WHAT THE EXERCISE ASKS:
Examine the material below. Gather every line in which the string "using" appears.

·····

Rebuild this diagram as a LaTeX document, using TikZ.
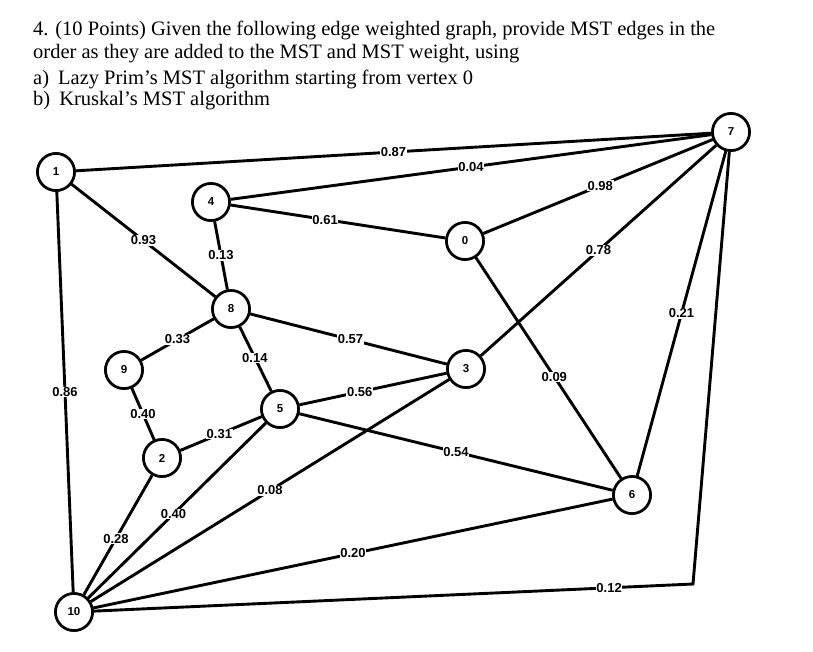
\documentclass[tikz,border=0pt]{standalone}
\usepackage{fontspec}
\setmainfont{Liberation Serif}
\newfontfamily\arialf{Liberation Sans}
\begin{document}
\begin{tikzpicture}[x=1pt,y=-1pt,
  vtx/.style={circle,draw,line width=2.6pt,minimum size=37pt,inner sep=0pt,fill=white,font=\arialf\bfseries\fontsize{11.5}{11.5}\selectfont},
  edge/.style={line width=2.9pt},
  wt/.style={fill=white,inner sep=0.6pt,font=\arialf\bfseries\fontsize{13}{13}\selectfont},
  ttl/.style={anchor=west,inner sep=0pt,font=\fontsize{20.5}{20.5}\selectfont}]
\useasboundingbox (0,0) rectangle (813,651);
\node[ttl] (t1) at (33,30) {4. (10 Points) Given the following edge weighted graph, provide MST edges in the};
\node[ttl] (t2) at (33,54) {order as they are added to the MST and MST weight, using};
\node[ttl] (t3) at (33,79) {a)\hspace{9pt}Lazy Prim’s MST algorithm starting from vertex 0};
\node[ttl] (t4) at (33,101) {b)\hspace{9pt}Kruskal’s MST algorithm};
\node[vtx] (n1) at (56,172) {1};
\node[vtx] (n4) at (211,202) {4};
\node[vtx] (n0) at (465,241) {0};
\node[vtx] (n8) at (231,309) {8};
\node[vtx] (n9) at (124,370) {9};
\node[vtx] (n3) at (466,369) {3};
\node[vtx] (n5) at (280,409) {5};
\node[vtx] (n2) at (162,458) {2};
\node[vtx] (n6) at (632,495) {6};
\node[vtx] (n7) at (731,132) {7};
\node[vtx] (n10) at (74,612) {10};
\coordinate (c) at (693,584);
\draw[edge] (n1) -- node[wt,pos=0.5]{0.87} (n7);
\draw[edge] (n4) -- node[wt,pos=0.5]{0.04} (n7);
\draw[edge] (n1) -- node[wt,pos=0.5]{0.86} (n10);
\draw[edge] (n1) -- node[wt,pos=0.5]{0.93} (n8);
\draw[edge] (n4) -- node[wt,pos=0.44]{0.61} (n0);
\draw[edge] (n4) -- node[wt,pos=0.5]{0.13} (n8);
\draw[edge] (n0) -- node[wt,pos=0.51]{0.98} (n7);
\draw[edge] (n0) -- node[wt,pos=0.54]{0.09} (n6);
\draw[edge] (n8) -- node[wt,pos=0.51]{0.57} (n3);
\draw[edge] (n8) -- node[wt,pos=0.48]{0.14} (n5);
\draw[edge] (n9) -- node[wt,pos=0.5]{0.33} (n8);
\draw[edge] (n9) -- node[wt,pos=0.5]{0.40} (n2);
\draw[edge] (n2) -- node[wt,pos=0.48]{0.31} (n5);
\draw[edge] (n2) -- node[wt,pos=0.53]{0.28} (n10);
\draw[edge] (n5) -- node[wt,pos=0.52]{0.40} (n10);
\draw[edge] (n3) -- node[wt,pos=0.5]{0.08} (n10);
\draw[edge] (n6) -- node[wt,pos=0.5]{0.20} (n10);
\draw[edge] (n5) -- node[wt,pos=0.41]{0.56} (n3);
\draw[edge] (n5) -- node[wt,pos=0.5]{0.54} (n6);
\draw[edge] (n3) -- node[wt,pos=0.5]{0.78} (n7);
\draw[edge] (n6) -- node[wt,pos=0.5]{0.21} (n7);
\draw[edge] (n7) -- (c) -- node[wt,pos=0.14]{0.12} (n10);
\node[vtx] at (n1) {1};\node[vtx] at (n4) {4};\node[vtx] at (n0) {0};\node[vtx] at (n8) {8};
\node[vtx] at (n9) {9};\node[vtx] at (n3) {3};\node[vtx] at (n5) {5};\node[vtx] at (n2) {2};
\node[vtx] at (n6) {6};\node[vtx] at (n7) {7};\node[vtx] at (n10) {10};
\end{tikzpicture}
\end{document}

·····

RESULT OF THE TASK:
Rebuild this diagram as a LaTeX document, using TikZ.
\node[ttl] (t2) at (33,54) {order as they are added to the MST and MST weight, using};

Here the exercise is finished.